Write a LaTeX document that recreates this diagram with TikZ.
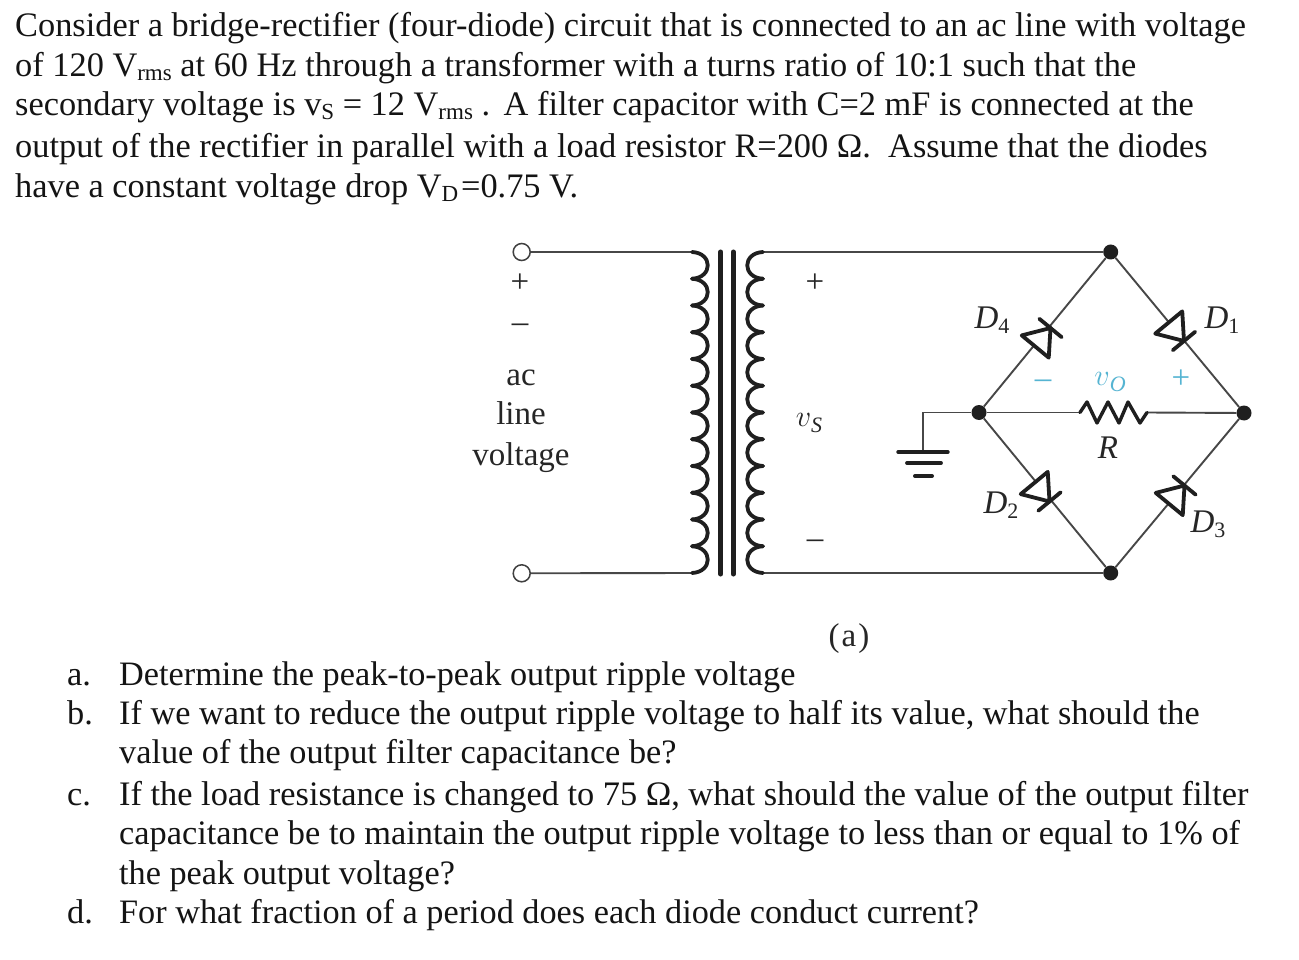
\documentclass[tikz,border=0pt]{standalone}
\usepackage{fontspec}
\setmainfont{Liberation Serif}
\definecolor{vblue}{HTML}{55B4D2}
\newcommand{\lowsub}[1]{\raisebox{-0.1em}{\fontsize{23}{23}\selectfont #1}}
\newcommand{\smallit}[2]{\scalebox{1.22}{$#1$}\raisebox{-0.2em}{\fontsize{22}{22}\selectfont\textit{#2}}}
\newcommand{\smallrm}[2]{\textit{#1}\raisebox{-0.16em}{\fontsize{22}{22}\selectfont #2}}
\tikzset{
  txt/.style={anchor=base west,inner sep=0pt,text=black!92,font=\fontsize{34.35}{34.35}\selectfont},
  txtb/.style={txt,font=\fontsize{34.25}{34.25}\selectfont},
  lab/.style={anchor=base,inner sep=0pt,text=black!85,font=\fontsize{33}{33}\selectfont},
  wire/.style={draw=black!72,line width=1.9pt},
  heavy/.style={draw=black!88,line width=3.8pt,line cap=round,line join=round},
  dot/.style={circle,fill=black!88,draw=none,minimum size=15pt,inner sep=0pt},
  term/.style={circle,draw=black!75,fill=white,line width=1.5pt,minimum size=17pt,inner sep=0pt},
  blue/.style={text=vblue}
}
\newcommand{\diode}[3]{%
  \begin{scope}[shift={(#1,#2)},rotate=#3]
    \draw[heavy,fill=white] (-24,17.5) -- (0,0) -- (-24,-17.5) -- cycle;
    \draw[heavy] (0,14.5) -- (0,-14.5);
  \end{scope}}
\begin{document}
\begin{tikzpicture}[x=1pt,y=-1pt]
\useasboundingbox (0,0) rectangle (1299,960);
\fill[white] (0,0) rectangle (1299,960);
% problem text
\node[txt] (l1) at (15,37) {Consider a bridge-rectifier (four-diode) circuit that is connected to an ac line with voltage};
\node[txt] (l2) at (15,77) {of 120 V\lowsub{rms} at 60 Hz through a transformer with a turns ratio of 10:1 such that the};
\node[txt] (l3) at (15,116) {secondary voltage is v\lowsub{S} = 12 V\lowsub{rms} .\ \kern5pt A filter capacitor with C=2 mF is connected at the};
\node[txt] (l4) at (15,158) {output of the rectifier in parallel with a load resistor R=200 Ω.\ \ Assume that the diodes};
\node[txt] (l5) at (15,198) {have a constant voltage drop V\lowsub{D}\kern3pt =0.75 V.};
% questions
\node[txt] (qa) at (67,685) {a.};
\node[txtb] (ta) at (119,685) {Determine the peak-to-peak output ripple voltage};
\node[txt] (qb) at (67,724) {b.};
\node[txtb] (tb) at (119,724) {If we want to reduce the output ripple voltage to half its value, what should the};
\node[txtb] (tb2) at (119,763) {value of the output filter capacitance be?};
\node[txt] (qc) at (67,805) {c.};
\node[txt] (tc) at (119,805) {If the load resistance is changed to 75 Ω, what should the value of the output filter};
\node[txt] (tc2) at (119,844) {capacitance be to maintain the output ripple voltage to less than or equal to 1\% of};
\node[txtb] (tc3) at (119,884) {the peak output voltage?};
\node[txt] (qd) at (67,923) {d.};
\node[txtb] (td) at (119,923) {For what fraction of a period does each diode conduct current?};
\node[lab] (cap) at (849,646) {(\kern2pt a\kern2pt )};
% junctions
\node[term] (p1) at (521.7,252) {};
\node[term] (p2) at (521.7,573.3) {};
\node[dot] (top) at (1110.7,252) {};
\node[dot] (bot) at (1110.7,573) {};
\node[dot] (lft) at (979,412.5) {};
\node[dot] (rgt) at (1244,413) {};
\coordinate (c1) at (692,252);
\coordinate (c2) at (692,573);
\coordinate (s1) at (763,252);
\coordinate (s2) at (763,573);
\coordinate (ra) at (1080,412.5);
\coordinate (rb) at (1147,412.5);
\coordinate (gnd) at (923.3,452);
% wires
\draw[wire] (p1) -- (c1);
\draw[wire] (p2) -- (c2);
\draw[wire] (s1) -- (top);
\draw[wire] (s2) -- (bot);
\draw[wire] (lft) -- (ra);
\draw[wire] (rb) -- (rgt);
\draw[wire] (lft) -- (923.3,412.5) -- (gnd);
\draw[wire] (top) -- (lft);
\draw[wire] (top) -- (rgt);
\draw[wire] (bot) -- (lft);
\draw[wire] (bot) -- (rgt);
% coils
\foreach \i in {0,...,11} {
  \draw[heavy] (692,{252+\i*26.75}) .. controls (713,{253+\i*26.75}) and (713,{251+(\i+1)*26.75}) .. (692,{252+(\i+1)*26.75});
  \draw[heavy] (763,{252+\i*26.75}) .. controls (742,{253+\i*26.75}) and (742,{251+(\i+1)*26.75}) .. (763,{252+(\i+1)*26.75});
}
% core
\draw[heavy,line width=5pt] (720.7,252) -- (720.7,574);
\draw[heavy,line width=5pt] (733.3,252) -- (733.3,574);
% resistor
\draw[heavy,line width=3.4pt] (ra) -- (1087,402) -- (1097,423) -- (1108,402) -- (1119,423) -- (1128,402) -- (1140,423) -- (rb);
% ground
\draw[heavy,line width=3.4pt] (898,452) -- (948,452);
\draw[heavy,line width=3.8pt] (907,463) -- (941,463);
\draw[heavy,line width=4pt] (915,476) -- (932,476);
% diodes
\diode{1050.5}{328}{50.5}
\diode{1184}{341}{-50.5}
\diode{1049.5}{501.5}{-50.5}
\diode{1184.5}{485.5}{50.5}
% labels
\node[lab] (pp) at (520,293) {+};
\node[lab] (pm) at (520,332) {–};
\node[lab] (ac) at (521,385) {ac};
\node[lab] (li) at (521,424) {line};
\node[lab] (vo) at (521,465) {voltage};
\node[lab] (sp) at (815,293) {+};
\node[lab] (sm) at (815,548) {–};
\node[lab] (vs) at (809,426) {\smallit{v}{S}};
\node[lab] (d4) at (992,328) {\smallrm{D}{4}};
\node[lab] (d1) at (1222,328) {\smallrm{D}{1}};
\node[lab] (d2) at (1001,513) {\smallrm{D}{2}};
\node[lab] (d3) at (1208,532) {\smallrm{D}{3}};
\node[lab] (r) at (1108,458) {\textit{R}};
\node[lab,blue] (voo) at (1110,385) {\smallit{v}{O}};
\node[lab,blue] (vm) at (1043,388) {–};
\node[lab,blue] (vp) at (1181,388) {+};
\end{tikzpicture}
\end{document}
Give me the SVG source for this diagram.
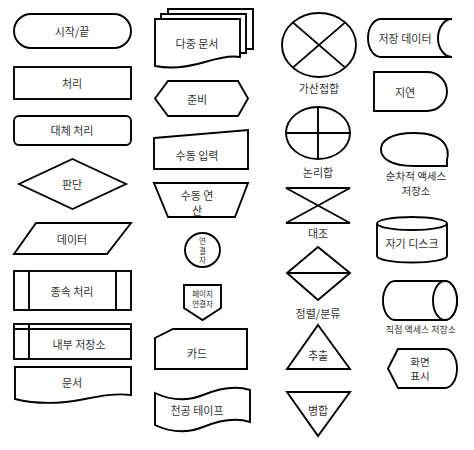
<svg xmlns="http://www.w3.org/2000/svg" width="474" height="450" viewBox="0 0 474 450">
<style>
.s{fill:#fff;stroke:#000;stroke-width:1.9;stroke-linejoin:miter}
.l{fill:none;stroke:#000;stroke-width:1.9}
text{font-family:"Noto Sans CJK KR","Noto Sans",sans-serif;font-size:11px;fill:#333;text-anchor:middle;dominant-baseline:central}
.sm{font-size:9px}
.xs{font-size:7.5px}
.md{font-size:10.5px}
</style>
<rect width="474" height="450" fill="#fff"/>
<g id="connectors"/>
<!-- column 1 -->
<g id="terminal"><rect class="s" x="14" y="14" width="117" height="34" rx="17"/><text x="72" y="31">시작/끝</text></g>
<g id="process"><rect class="s" x="14" y="67" width="117" height="32"/><text x="72" y="83">처리</text></g>
<g id="alt-process"><rect class="s" x="14" y="116" width="117" height="29" rx="5"/><text x="72" y="130">대체 처리</text></g>
<g id="decision"><path class="s" d="M72.5,159 L126,184 L72.5,209 L19,184 Z"/><text x="72" y="184">판단</text></g>
<g id="data"><path class="s" d="M36,223 H131 L107,254 H14 Z"/><text x="72" y="239">데이터</text></g>
<g id="predefined"><rect class="s" x="14" y="271" width="117" height="39"/><path class="l" d="M29,271 V310 M116,271 V310"/><text x="72" y="291">종속 처리</text></g>
<g id="internal-storage"><rect class="s" x="14" y="324" width="117" height="35"/><path class="l" d="M14,329 H131 M29,324 V359"/><text x="79" y="344">내부 저장소</text></g>
<g id="document"><path class="s" d="M15,367 H131 V395 C115,393 100,396 85,399 C60,404 35,404 15,399 Z"/><text x="72" y="382">문서</text></g>
<!-- column 2 -->
<g id="multi-document">
<path class="s" d="M168,9 H253 V49 H168 Z"/>
<path class="s" d="M161,14 H246 V53 H161 Z"/>
<path class="s" d="M155,19 H240 V57 C230,55 218,58 205,62 C185,68 170,69 155,66 Z"/>
<text x="197" y="43">다중 문서</text></g>
<g id="preparation"><path class="s" d="M168,81 H238 L248,98.5 L238,116 H168 L155,98.5 Z"/><text x="197" y="99">준비</text></g>
<g id="manual-input"><path class="s" d="M154,138 L248,130 V169 H154 Z"/><text x="197" y="155">수동 입력</text></g>
<g id="manual-operation"><path class="s" d="M154,183 H248 L235,217 H168 Z"/><text x="197" y="195">수동 연</text><text x="197" y="210">산</text></g>
<g id="connector"><ellipse class="s" cx="202.5" cy="250" rx="17.5" ry="17"/><text class="xs" x="202.5" y="240.5">연</text><text class="xs" x="202.5" y="250">결</text><text class="xs" x="202.5" y="259.5">자</text></g>
<g id="offpage-connector"><path class="s" d="M184,285 H221 V308 L202.5,320 L184,308 Z"/><text class="xs" x="202.5" y="293">페이지</text><text class="xs" x="202.5" y="303">연결자</text></g>
<g id="card"><path class="s" d="M173,329 H247 V369 H155 V338 Z"/><text x="197" y="353">카드</text></g>
<g id="punched-tape"><path class="s" d="M155,393 C172,401 188,401 203,395 C220,388 235,385 250,390 V422 C235,417 220,420 203,427 C188,433 172,433 155,425 Z"/><text x="197" y="410">천공 테이프</text></g>
<!-- column 3 -->
<g id="summing-junction"><ellipse class="s" cx="319" cy="45" rx="37" ry="32"/><path class="l" d="M292.8,22.4 L345.2,67.6 M345.2,22.4 L292.8,67.6"/><text x="319" y="88">가산접합</text></g>
<g id="or"><ellipse class="s" cx="318" cy="133" rx="32" ry="26"/><path class="l" d="M286,133 H350 M318,107 V159"/><text x="318" y="172">논리합</text></g>
<g id="collate"><path class="s" d="M286,188 H350 L286,223 H350 Z"/><text x="318" y="233">대조</text></g>
<g id="sort"><path class="s" d="M318,247 L350,273 L318,300 L287,273 Z"/><path class="l" d="M287,273 H350"/><text x="318" y="313">정렬/분류</text></g>
<g id="extract"><path class="s" d="M318,325 L350,369 H287 Z"/><text x="318" y="355">추출</text></g>
<g id="merge"><path class="s" d="M287,392 H350 L318,436 Z"/><text x="318" y="410">병합</text></g>
<!-- column 4 -->
<g id="stored-data"><path class="s" d="M381,19 H452 A14,19 0 0 0 452,57 H381 A13,19 0 0 1 381,19 Z"/><text x="405" y="38">저장 데이터</text></g>
<g id="delay"><path class="s" d="M374,72 H427 A20,19.5 0 0 1 427,111 H374 Z"/><text x="405" y="92">지연</text></g>
<g id="sequential-access"><path class="s" d="M414,166 C390,166 381,158 381,149.5 C381,141 390,133 414,133 C445,133 450,148 447,160 V166 Z"/><text class="md" x="416" y="175.5">순차적 액세스</text><text class="md" x="416" y="190">저장소</text></g>
<g id="magnetic-disk"><path class="s" d="M377,223.5 V256 A35,6.5 0 0 0 447,256 V223.5"/><ellipse class="s" cx="412" cy="223.5" rx="35" ry="6.5"/><text x="412" y="243">자기 디스크</text></g>
<g id="direct-access"><path class="s" d="M395,281 H445 A12,19.5 0 0 1 445,320 H395 A12,19.5 0 0 1 395,281 Z"/><ellipse class="s" cx="445" cy="300.5" rx="12" ry="19.5"/><text class="sm" x="421" y="329">직접 액세스 저장소</text></g>
<g id="display"><path class="s" d="M388,368.5 L398,349 H445 A12,19.5 0 0 1 445,388 H398 Z"/><text class="md" x="420" y="361">화면</text><text class="md" x="420" y="375.5">표시</text></g>
</svg>
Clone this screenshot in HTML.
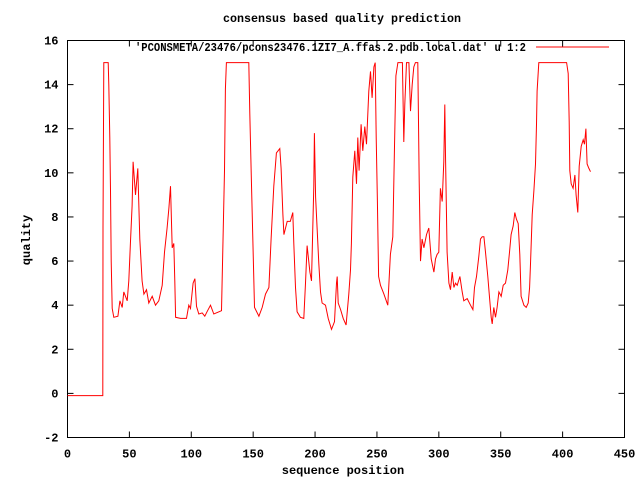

## TO DO
Copy each line of the listing that holds the word "this".

## REPLY
Write a LaTeX document that recreates this diagram with TikZ.
Give me the SVG source for this diagram.
Clone this screenshot in HTML.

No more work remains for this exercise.